Let us introduce the function

$f(\eta)= \int_0^{2 \pi} \frac{1-\eta \sin \varphi}{\sqrt{1+\eta^2-2\eta \sin \varphi}} d\varphi$

This function can be expressed in terms of elliptic integrals of second kind. For $\eta=1$ the integral can be done directly, and it yields $f(1)=2/\pi=0.636$ .

It is easy to see that the two equations of motions can be simplified to

$\dot u= -\mu g f(\eta)$

$\dot \omega r = -\mu g f(1/\eta)$

We started with the initial condition of $\eta=1$ . It is clear from the equations of motion that this condition is stable. Although $u$ and $\omega$ will change with time, but the rate of change is the same and the ratio $\eta=u/\omega r$ does not change. The motion is a simple deceleration with an "effective" gravitational acceleration of $g'=g f(\eta=1)= 0.636 g$ . Therefore the distance traveled is $1/0.636$ times the distance traveled in simple translational motion, $s'/s=1/0.636=1.57$ .

Note #1: If $\omega >0$ and $u>0$ but $\omega \ne u/r$ initially the motion is more complicated, but eventually it converges to $\omega =u/r$ before the ring stops. The translational and the rotational motion always stops at the same time.
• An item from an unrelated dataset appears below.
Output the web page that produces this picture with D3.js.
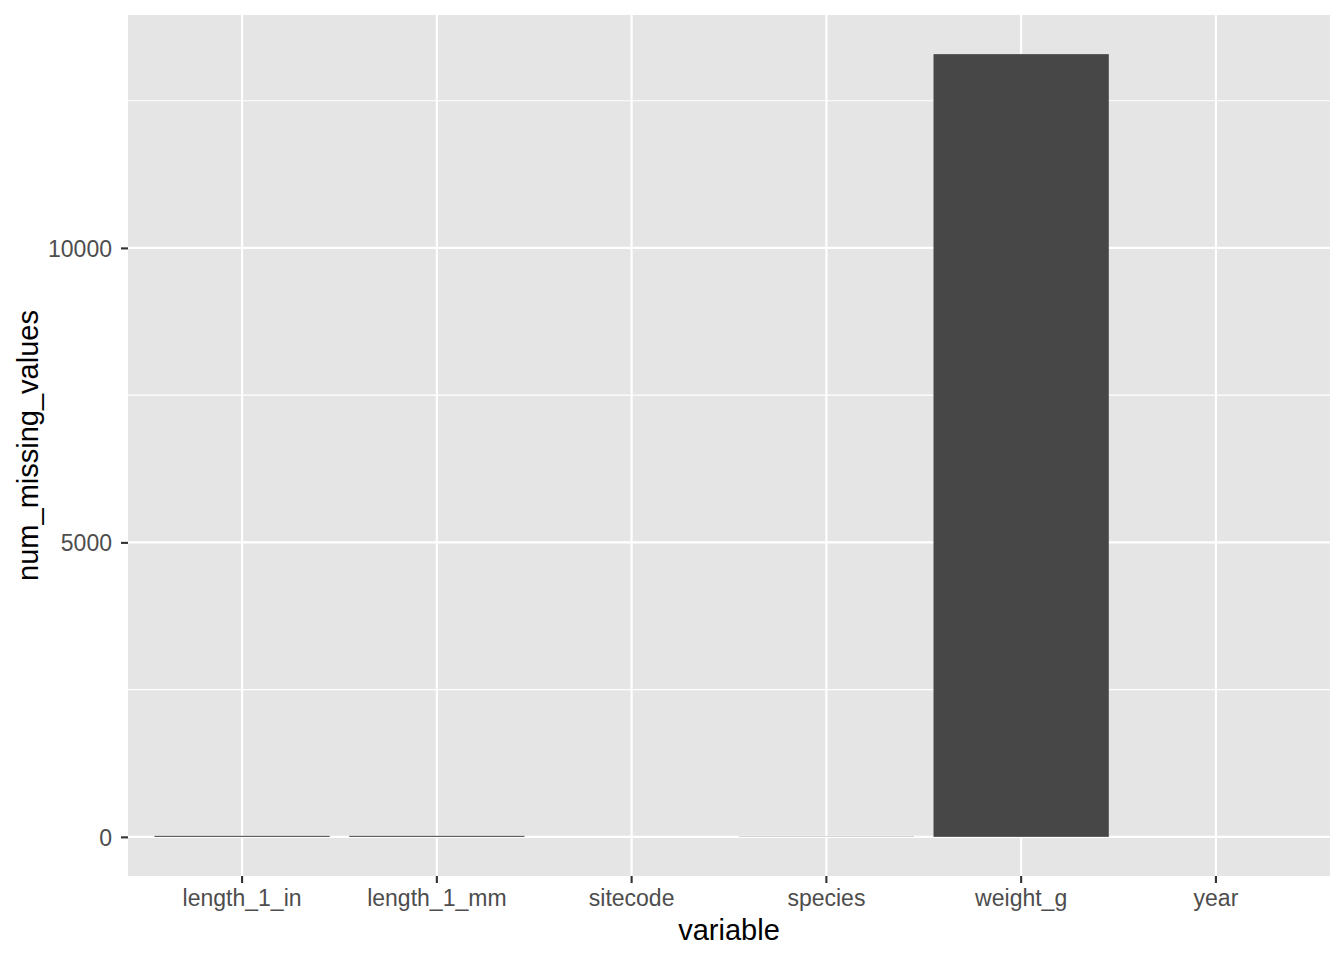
<!DOCTYPE html>
<html><head><meta charset="utf-8">
<script src="https://cdn.jsdelivr.net/npm/d3@7"></script>
<style>body{margin:0;background:#fff;} text{font-family:"Liberation Sans",Arial,sans-serif;}</style>
</head><body><svg id="c" width="1344" height="960"></svg>
<script>
const categories = ["length_1_in","length_1_mm","sitecode","species","weight_g","year"];
const values = [17, 17, 0, 4, 13290, 0];
const yTicks = [0, 5000, 10000];
const yMinor = [2500, 7500, 12500];

const svg = d3.select("#c");
const L = 128, R = 1330, T = 15, B = 876;
const maxV = d3.max(values);
const pad = maxV * 0.05;
const y = d3.scaleLinear().domain([-pad, maxV + pad]).range([B, T]);
const unit = (R - L) / (categories.length + 1.2);
const x = d3.scaleBand().domain(categories).range([L + 0.1*unit, R - 0.1*unit]).paddingInner(0.1).paddingOuter(0.05);
const cx = c => x(c) + x.bandwidth()/2;

svg.append("rect").attr("x", L).attr("y", T).attr("width", R-L).attr("height", B-T).attr("fill", "#E5E5E5");
const g = svg.append("g");
g.selectAll(".minor").data(yMinor).join("line")
  .attr("x1", L).attr("x2", R).attr("y1", d=>y(d)).attr("y2", d=>y(d))
  .attr("stroke", "#fff").attr("stroke-width", 1.07);
g.selectAll(".majory").data(yTicks).join("line")
  .attr("x1", L).attr("x2", R).attr("y1", d=>y(d)).attr("y2", d=>y(d))
  .attr("stroke", "#fff").attr("stroke-width", 2.13);
g.selectAll(".majorx").data(categories).join("line")
  .attr("y1", T).attr("y2", B).attr("x1", d=>cx(d)).attr("x2", d=>cx(d))
  .attr("stroke", "#fff").attr("stroke-width", 2.13);

svg.selectAll(".bar").data(categories.map((c,i)=>({c, v: values[i]}))).join("rect")
  .attr("x", d=>x(d.c)).attr("width", x.bandwidth())
  .attr("y", d=>y(d.v)).attr("height", d=>y(0)-y(d.v))
  .attr("fill", "#474747");

// y axis
const ya = svg.append("g").attr("transform", `translate(${L},0)`)
  .call(d3.axisLeft(y).tickValues(yTicks).tickSize(7).tickPadding(5).tickFormat(d3.format("d")));
ya.select(".domain").remove();
ya.selectAll(".tick line").attr("stroke", "#333").attr("stroke-width", 2.13);
ya.selectAll(".tick text").attr("fill", "#4D4D4D").style("font-size", "23px")
  .attr("x", -16).attr("dy", "0.36em");

const xa = svg.append("g").attr("transform", `translate(0,${B})`)
  .call(d3.axisBottom(x).tickSize(7).tickPadding(4));
xa.select(".domain").remove();
xa.selectAll(".tick line").attr("stroke", "#333").attr("stroke-width", 2.13);
xa.selectAll(".tick text").attr("fill", "#4D4D4D").style("font-size", "23px")
  .attr("y", 30).attr("dy", "0");

svg.append("text").attr("x", (L+R)/2).attr("y", 940).attr("text-anchor", "middle")
  .style("font-size", "29px").attr("fill", "#000").text("variable");
svg.append("text").attr("transform", `translate(38,${(T+B)/2}) rotate(-90)`).attr("text-anchor", "middle")
  .style("font-size", "29px").attr("fill", "#000").text("num_missing_values");
</script></body></html>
Note #2: For an arbitrary object with axial symmetry we have $I=\alpha mr^2$ . A curling stone, for example, touches the ice like a ring, but its moment of inertia is different from the moment of inertia of a ring. If we use this more general formula for the moment of inertia, the equations of motion are

$\dot u= -\mu g f(\eta)$

$\dot \omega r = -\frac{\mu g}{\alpha} f(1/\eta)$

One may ask, is it possible to have a motion with constant $\eta$ ? To answer that question, let us look at the time derivative of $\eta$ and make it equal to zero:

$\dot \eta= \frac{d}{dt}\frac {u}{\omega r}= \frac{\dot u}{\omega r}-\frac{u\dot \omega}{\omega^2 r}=0$

This yields the condition $\frac{\dot u}{\dot \omega r}=\frac{u}{\omega r}$ . From the equations of motions we get:

$f(\eta)=\frac{\eta}{\alpha}f(1/\eta)$

First we note that for $\alpha=1$ we indeed have a solution with $\eta=1$ . This is what we had before. In the more general case we can solve the equation numerically, and we find that "stable" $\eta$ exists in the range of $0.5<\alpha<2$ . At the lower end $\eta$ approaches infinity as $\alpha \rightarrow 1/2$ . For $\alpha \rightarrow 2$ , $\eta \rightarrow 0$

Note #3, about curling: The main difference between this problem and the curling stone is that the friction between the ice and the stone has a much more complicated behavior. Also, the curling stone has a height that is comparable to the radius of the circle where it touches the ice. As a result, when the stone decelerates there will be higher pressure in the front relative to the back side of the stone and the friction forces pointing sideways will not cancel each other. This will cause the stone to go sideways ( $y$ direction in our problem). There is a discussion of this in the New Yorker magazine and in Scientific American . Mark Shegelski, a curler and a physicist at the University of Northern British Columbia, published several papers on the subject matter.